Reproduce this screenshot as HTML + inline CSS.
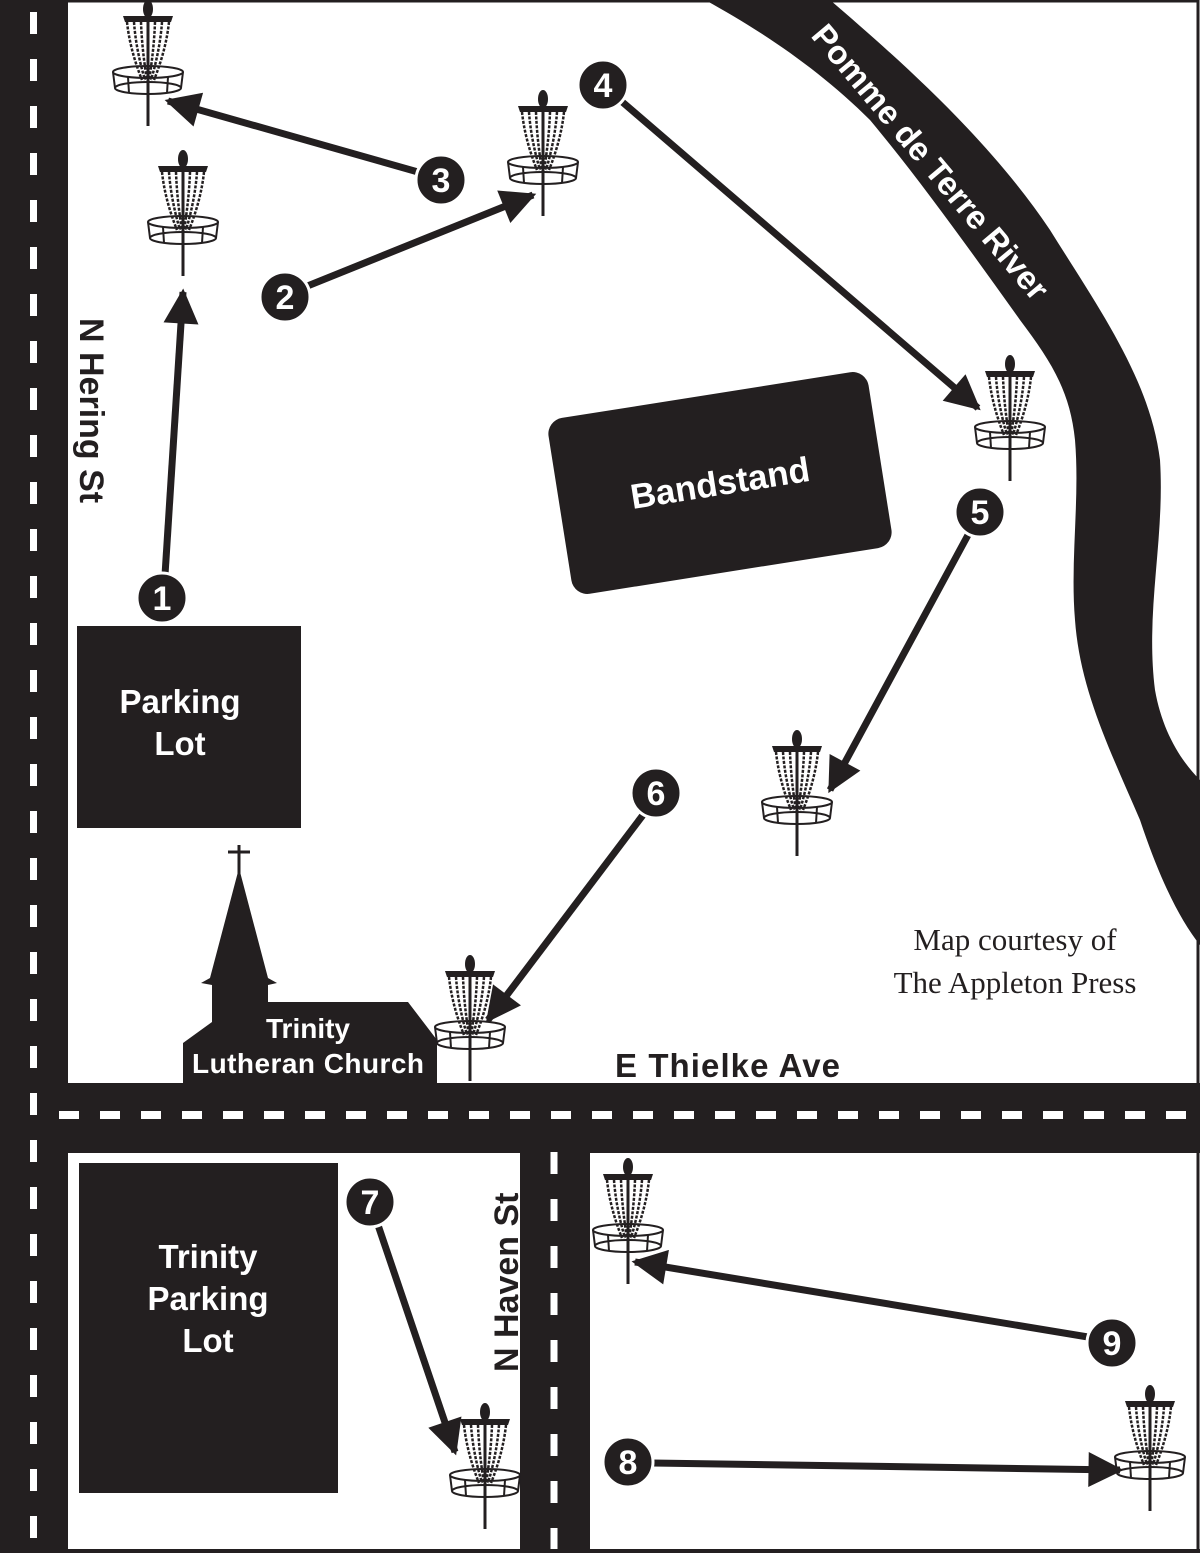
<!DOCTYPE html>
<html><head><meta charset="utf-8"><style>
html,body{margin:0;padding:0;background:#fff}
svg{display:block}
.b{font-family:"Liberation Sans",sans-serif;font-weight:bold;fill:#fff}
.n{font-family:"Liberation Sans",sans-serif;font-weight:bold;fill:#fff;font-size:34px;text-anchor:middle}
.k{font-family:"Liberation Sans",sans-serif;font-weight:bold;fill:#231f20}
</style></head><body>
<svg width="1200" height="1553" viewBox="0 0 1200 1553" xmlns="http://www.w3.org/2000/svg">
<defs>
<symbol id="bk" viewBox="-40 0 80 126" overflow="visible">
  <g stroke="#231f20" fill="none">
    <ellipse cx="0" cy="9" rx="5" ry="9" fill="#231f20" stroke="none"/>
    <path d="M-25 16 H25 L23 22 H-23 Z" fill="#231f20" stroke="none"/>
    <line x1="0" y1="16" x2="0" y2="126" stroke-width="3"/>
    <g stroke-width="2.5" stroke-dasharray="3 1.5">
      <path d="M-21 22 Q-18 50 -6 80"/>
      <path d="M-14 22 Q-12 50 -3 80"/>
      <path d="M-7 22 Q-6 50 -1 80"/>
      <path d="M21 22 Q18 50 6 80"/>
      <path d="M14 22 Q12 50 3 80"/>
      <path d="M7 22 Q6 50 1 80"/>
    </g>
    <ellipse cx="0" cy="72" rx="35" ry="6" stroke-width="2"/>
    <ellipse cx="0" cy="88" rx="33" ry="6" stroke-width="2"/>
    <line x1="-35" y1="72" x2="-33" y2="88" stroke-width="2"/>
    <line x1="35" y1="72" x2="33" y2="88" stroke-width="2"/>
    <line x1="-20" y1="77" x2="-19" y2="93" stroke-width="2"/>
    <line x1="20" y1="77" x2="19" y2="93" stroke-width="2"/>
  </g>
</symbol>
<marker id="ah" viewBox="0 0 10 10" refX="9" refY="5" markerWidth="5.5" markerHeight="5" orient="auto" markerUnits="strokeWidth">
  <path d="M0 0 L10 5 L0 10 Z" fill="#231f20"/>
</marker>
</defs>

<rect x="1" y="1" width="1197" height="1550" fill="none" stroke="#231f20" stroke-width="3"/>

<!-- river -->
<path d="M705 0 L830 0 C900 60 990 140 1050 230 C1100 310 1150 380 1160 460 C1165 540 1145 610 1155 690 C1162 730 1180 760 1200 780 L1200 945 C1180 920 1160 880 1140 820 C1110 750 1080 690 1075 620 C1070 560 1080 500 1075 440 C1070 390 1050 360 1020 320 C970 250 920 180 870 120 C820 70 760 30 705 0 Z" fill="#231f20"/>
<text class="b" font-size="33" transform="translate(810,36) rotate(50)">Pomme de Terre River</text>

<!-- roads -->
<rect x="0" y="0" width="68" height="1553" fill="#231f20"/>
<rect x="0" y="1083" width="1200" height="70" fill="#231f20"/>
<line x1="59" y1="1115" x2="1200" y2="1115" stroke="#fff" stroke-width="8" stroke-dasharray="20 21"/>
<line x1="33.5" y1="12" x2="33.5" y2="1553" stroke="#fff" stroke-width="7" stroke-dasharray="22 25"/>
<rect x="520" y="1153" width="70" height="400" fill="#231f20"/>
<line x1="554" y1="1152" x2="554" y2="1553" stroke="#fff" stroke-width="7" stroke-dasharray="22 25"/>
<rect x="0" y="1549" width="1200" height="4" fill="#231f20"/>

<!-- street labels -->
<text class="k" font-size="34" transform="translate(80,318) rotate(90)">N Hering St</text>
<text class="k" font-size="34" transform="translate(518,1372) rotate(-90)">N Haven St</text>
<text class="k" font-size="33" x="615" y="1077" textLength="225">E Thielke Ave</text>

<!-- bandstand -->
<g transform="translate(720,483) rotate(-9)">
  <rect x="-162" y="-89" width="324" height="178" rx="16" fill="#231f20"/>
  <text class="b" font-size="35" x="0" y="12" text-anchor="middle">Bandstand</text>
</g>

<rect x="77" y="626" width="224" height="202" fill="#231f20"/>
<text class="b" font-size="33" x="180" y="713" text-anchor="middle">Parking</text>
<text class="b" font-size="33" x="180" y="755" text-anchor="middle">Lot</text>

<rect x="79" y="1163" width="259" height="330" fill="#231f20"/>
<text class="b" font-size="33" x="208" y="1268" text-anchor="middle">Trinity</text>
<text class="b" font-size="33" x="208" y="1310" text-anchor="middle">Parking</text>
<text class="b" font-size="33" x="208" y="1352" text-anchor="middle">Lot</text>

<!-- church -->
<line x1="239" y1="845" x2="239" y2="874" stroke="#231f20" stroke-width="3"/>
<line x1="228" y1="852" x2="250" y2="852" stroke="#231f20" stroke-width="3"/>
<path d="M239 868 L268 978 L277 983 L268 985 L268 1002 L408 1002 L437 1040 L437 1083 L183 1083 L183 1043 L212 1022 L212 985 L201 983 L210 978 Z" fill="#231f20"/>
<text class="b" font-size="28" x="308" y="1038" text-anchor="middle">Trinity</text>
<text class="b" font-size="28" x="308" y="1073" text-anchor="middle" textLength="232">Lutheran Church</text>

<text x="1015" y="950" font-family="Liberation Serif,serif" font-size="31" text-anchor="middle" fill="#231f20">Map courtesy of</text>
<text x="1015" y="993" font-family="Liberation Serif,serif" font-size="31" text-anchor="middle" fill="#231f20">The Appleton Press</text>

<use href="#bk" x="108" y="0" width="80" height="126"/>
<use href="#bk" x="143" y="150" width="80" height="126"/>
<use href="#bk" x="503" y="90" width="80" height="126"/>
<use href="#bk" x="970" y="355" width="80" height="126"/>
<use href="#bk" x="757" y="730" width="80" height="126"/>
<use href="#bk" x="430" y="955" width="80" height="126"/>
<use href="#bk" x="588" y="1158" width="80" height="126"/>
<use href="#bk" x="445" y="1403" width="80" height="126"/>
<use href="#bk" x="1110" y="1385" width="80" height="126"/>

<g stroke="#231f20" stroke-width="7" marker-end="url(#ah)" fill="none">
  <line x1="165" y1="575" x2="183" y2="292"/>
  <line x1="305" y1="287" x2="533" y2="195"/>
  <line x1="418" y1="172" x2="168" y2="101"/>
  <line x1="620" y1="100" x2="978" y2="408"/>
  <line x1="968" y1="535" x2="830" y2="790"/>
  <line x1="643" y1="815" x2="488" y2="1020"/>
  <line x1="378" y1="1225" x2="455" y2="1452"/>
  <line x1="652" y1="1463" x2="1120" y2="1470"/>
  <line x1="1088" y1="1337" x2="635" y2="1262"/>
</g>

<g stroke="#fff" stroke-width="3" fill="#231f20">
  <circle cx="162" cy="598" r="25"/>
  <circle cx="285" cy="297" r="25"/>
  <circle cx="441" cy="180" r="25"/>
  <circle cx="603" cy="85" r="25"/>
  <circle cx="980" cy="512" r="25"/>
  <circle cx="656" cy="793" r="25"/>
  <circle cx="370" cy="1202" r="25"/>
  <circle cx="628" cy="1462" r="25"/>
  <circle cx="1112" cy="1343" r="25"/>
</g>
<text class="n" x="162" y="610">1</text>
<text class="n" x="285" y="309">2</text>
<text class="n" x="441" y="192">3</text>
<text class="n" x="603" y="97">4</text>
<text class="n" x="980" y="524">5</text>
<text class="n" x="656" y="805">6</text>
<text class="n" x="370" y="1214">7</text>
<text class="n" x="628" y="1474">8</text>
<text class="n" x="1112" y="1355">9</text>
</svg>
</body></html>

----

Set the lines above down again, word for word, from the first through the one containing "de Terre River</text>"; pictures excluded.

Reproduce this screenshot as HTML + inline CSS.
<!DOCTYPE html>
<html><head><meta charset="utf-8"><style>
html,body{margin:0;padding:0;background:#fff}
svg{display:block}
.b{font-family:"Liberation Sans",sans-serif;font-weight:bold;fill:#fff}
.n{font-family:"Liberation Sans",sans-serif;font-weight:bold;fill:#fff;font-size:34px;text-anchor:middle}
.k{font-family:"Liberation Sans",sans-serif;font-weight:bold;fill:#231f20}
</style></head><body>
<svg width="1200" height="1553" viewBox="0 0 1200 1553" xmlns="http://www.w3.org/2000/svg">
<defs>
<symbol id="bk" viewBox="-40 0 80 126" overflow="visible">
  <g stroke="#231f20" fill="none">
    <ellipse cx="0" cy="9" rx="5" ry="9" fill="#231f20" stroke="none"/>
    <path d="M-25 16 H25 L23 22 H-23 Z" fill="#231f20" stroke="none"/>
    <line x1="0" y1="16" x2="0" y2="126" stroke-width="3"/>
    <g stroke-width="2.5" stroke-dasharray="3 1.5">
      <path d="M-21 22 Q-18 50 -6 80"/>
      <path d="M-14 22 Q-12 50 -3 80"/>
      <path d="M-7 22 Q-6 50 -1 80"/>
      <path d="M21 22 Q18 50 6 80"/>
      <path d="M14 22 Q12 50 3 80"/>
      <path d="M7 22 Q6 50 1 80"/>
    </g>
    <ellipse cx="0" cy="72" rx="35" ry="6" stroke-width="2"/>
    <ellipse cx="0" cy="88" rx="33" ry="6" stroke-width="2"/>
    <line x1="-35" y1="72" x2="-33" y2="88" stroke-width="2"/>
    <line x1="35" y1="72" x2="33" y2="88" stroke-width="2"/>
    <line x1="-20" y1="77" x2="-19" y2="93" stroke-width="2"/>
    <line x1="20" y1="77" x2="19" y2="93" stroke-width="2"/>
  </g>
</symbol>
<marker id="ah" viewBox="0 0 10 10" refX="9" refY="5" markerWidth="5.5" markerHeight="5" orient="auto" markerUnits="strokeWidth">
  <path d="M0 0 L10 5 L0 10 Z" fill="#231f20"/>
</marker>
</defs>

<rect x="1" y="1" width="1197" height="1550" fill="none" stroke="#231f20" stroke-width="3"/>

<!-- river -->
<path d="M705 0 L830 0 C900 60 990 140 1050 230 C1100 310 1150 380 1160 460 C1165 540 1145 610 1155 690 C1162 730 1180 760 1200 780 L1200 945 C1180 920 1160 880 1140 820 C1110 750 1080 690 1075 620 C1070 560 1080 500 1075 440 C1070 390 1050 360 1020 320 C970 250 920 180 870 120 C820 70 760 30 705 0 Z" fill="#231f20"/>
<text class="b" font-size="33" transform="translate(810,36) rotate(50)">Pomme de Terre River</text>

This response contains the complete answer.